Armed with hope for the first time in years that immigration legislation can pass through Congress, Democrats on Capitol Hill are moving forward this week on bills that could help create a pathway to citizenship for millions of individuals living in the USA without legal status.
The House will begin action on both the American Dream and Promise Act and the Farm Workforce Modernization Act, House Majority Leader Steny Hoyer’soffice said Thursday.
Congress has struggled for decades to pass a comprehensive immigration overhaul.
The last comprehensive bill, sponsored by a group of bipartisan senators, was brought up in 2013. That legislation, which included a path to citizenship for millions of undocumented immigrants and tighter border security, passed the Senate with bipartisan support but died in the House. It’s been more than three decades since Congress last enacted broad immigration changes.
The bills the House will take up are separate from President Joe Biden’s comprehensive immigration plan – the U.S. Citizenship Act of 2021 – which would create an eight-year pathway to citizenship for nearly 11 million undocumented immigrants, with a shorter pathway available for farmworkers and recipients of Deferred Action for Childhood Arrivals (DACA), a program that allows people brought to the country illegally as children to stay.
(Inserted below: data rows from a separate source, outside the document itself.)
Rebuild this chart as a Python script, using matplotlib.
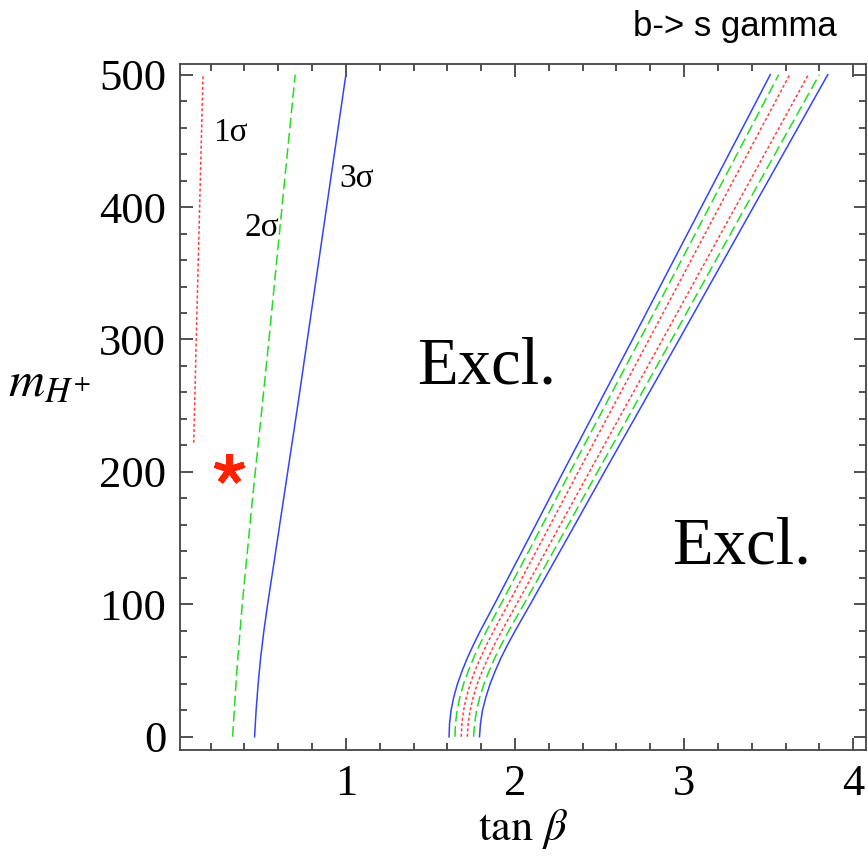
import matplotlib
matplotlib.use("Agg")
import matplotlib.pyplot as plt
from matplotlib.ticker import MultipleLocator

plt.rcParams['font.family'] = ['Liberation Serif', 'DejaVu Serif']
plt.rcParams['mathtext.fontset'] = 'stix'

# datos (m_H+ contra tan beta)
# curvas izquierdas
m_red1 = [222, 300, 400, 500]
t_red1 = [0.100, 0.115, 0.135, 0.155]

m_green1 = [0, 50, 100, 179, 250, 300, 400, 500]
t_green1 = [0.330, 0.355, 0.387, 0.447, 0.505, 0.545, 0.622, 0.700]

m_blue1 = [0, 20, 40, 60, 80, 100, 130, 180, 250, 300, 400, 500]
t_blue1 = [0.460, 0.469, 0.481, 0.496, 0.515, 0.537, 0.573, 0.632, 0.715, 0.772, 0.886, 1.000]

# banda derecha
m_band = [0, 10, 20, 30, 40, 50, 60, 70, 80, 100, 150, 200, 300, 400, 500]
t_blue_l = [1.610, 1.613, 1.622, 1.638, 1.660, 1.688, 1.720, 1.756, 1.795, 1.878, 2.082, 2.285, 2.695, 3.102, 3.510]
t_green_l = [1.645, 1.648, 1.658, 1.674, 1.696, 1.725, 1.757, 1.793, 1.832, 1.916, 2.122, 2.326, 2.739, 3.149, 3.560]
t_red_l = [1.682, 1.686, 1.696, 1.713, 1.735, 1.764, 1.797, 1.834, 1.874, 1.959, 2.167, 2.374, 2.793, 3.208, 3.625]
t_red_r = [1.718, 1.723, 1.735, 1.753, 1.777, 1.808, 1.842, 1.880, 1.922, 2.009, 2.225, 2.440, 2.873, 3.304, 3.735]
t_green_r = [1.755, 1.761, 1.773, 1.792, 1.817, 1.848, 1.882, 1.921, 1.963, 2.052, 2.271, 2.488, 2.927, 3.363, 3.800]
t_blue_r = [1.790, 1.796, 1.808, 1.828, 1.853, 1.884, 1.919, 1.958, 2.001, 2.090, 2.310, 2.529, 2.971, 3.410, 3.850]

# punto marcado
star_t = [0.306]
star_m = [202]

rojo = '#ff4040'
verde = '#22dd22'
azul = '#3344ff'
punteado = (0, (2, 1.5))
rayado = (0, (7, 3))

fig = plt.figure(figsize=(8.68, 8.56), dpi=100)
ax = fig.add_axes([0.2074, 0.1238, 0.7903, 0.8014])

ax.plot(t_red1, m_red1, color=rojo, lw=1.1, linestyle=punteado)
ax.plot(t_green1, m_green1, color=verde, lw=1.1, linestyle=rayado)
ax.plot(t_blue1, m_blue1, color=azul, lw=1.1)

ax.plot(t_blue_l, m_band, color=azul, lw=1.1)
ax.plot(t_green_l, m_band, color=verde, lw=1.1, linestyle=rayado)
ax.plot(t_red_l, m_band, color=rojo, lw=1.1, linestyle=punteado)
ax.plot(t_red_r, m_band, color=rojo, lw=1.1, linestyle=punteado)
ax.plot(t_green_r, m_band, color=verde, lw=1.1, linestyle=rayado)
ax.plot(t_blue_r, m_band, color=azul, lw=1.1)

ax.plot(star_t, star_m, marker=(5, 2, 0), markersize=22, mew=4.5,
        color='#ff2200', linestyle='none')

ax.text(0.32, 456, '1σ', fontsize=24, ha='center', va='center')
ax.text(0.506, 384, '2σ', fontsize=24, ha='center', va='center')
ax.text(1.065, 421, '3σ', fontsize=24, ha='center', va='center')
ax.text(1.83, 279, 'Excl.', fontsize=48, ha='center', va='center')
ax.text(3.34, 143, 'Excl.', fontsize=48, ha='center', va='center')

ax.set_xlim(0.019, 4.076)
ax.set_ylim(-10, 508)
ax.xaxis.set_major_locator(MultipleLocator(1))
ax.xaxis.set_minor_locator(MultipleLocator(0.2))
ax.yaxis.set_major_locator(MultipleLocator(100))
ax.yaxis.set_minor_locator(MultipleLocator(20))
ax.tick_params(which='both', direction='in', top=True, right=True,
               color='#333333', width=1.2)
ax.tick_params(which='major', length=9, labelsize=32, pad=10)
ax.tick_params(which='minor', length=5)
for s in ax.spines.values():
    s.set_color('#444444')
    s.set_linewidth(1.3)

ax.set_xlabel(r'$\mathrm{tan}\ \beta$', fontsize=32, labelpad=2)
ax.set_ylabel(r'$m_{H^{+}}$', fontsize=36, rotation=0)
ax.yaxis.set_label_coords(-0.19, 0.50)

fig.text(0.964, 0.988, 'b-> s gamma', fontsize=25, ha='right', va='top',
         family='Liberation Sans')

fig.savefig('out.png', dpi=100)
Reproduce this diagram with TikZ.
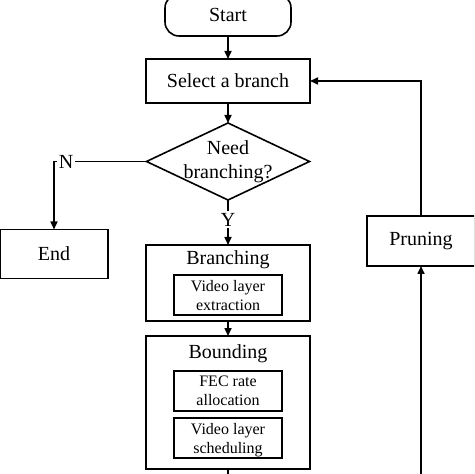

Biden’s immigration bill probably will face an uphill battle in Congress, particularly in a Senate split 50-50 where all Democrats and at least 10 Republicans would need to vote in favor of the bill to avoid a filibuster.
Democrats and activists expect the two standalone bills moving through the House have a better chance of passing the full Congress. The Dream Act and the Farm Workforce Modernization Act both passed in the House in 2019, but the legislation was never brought up in the Republican-controlled Senate.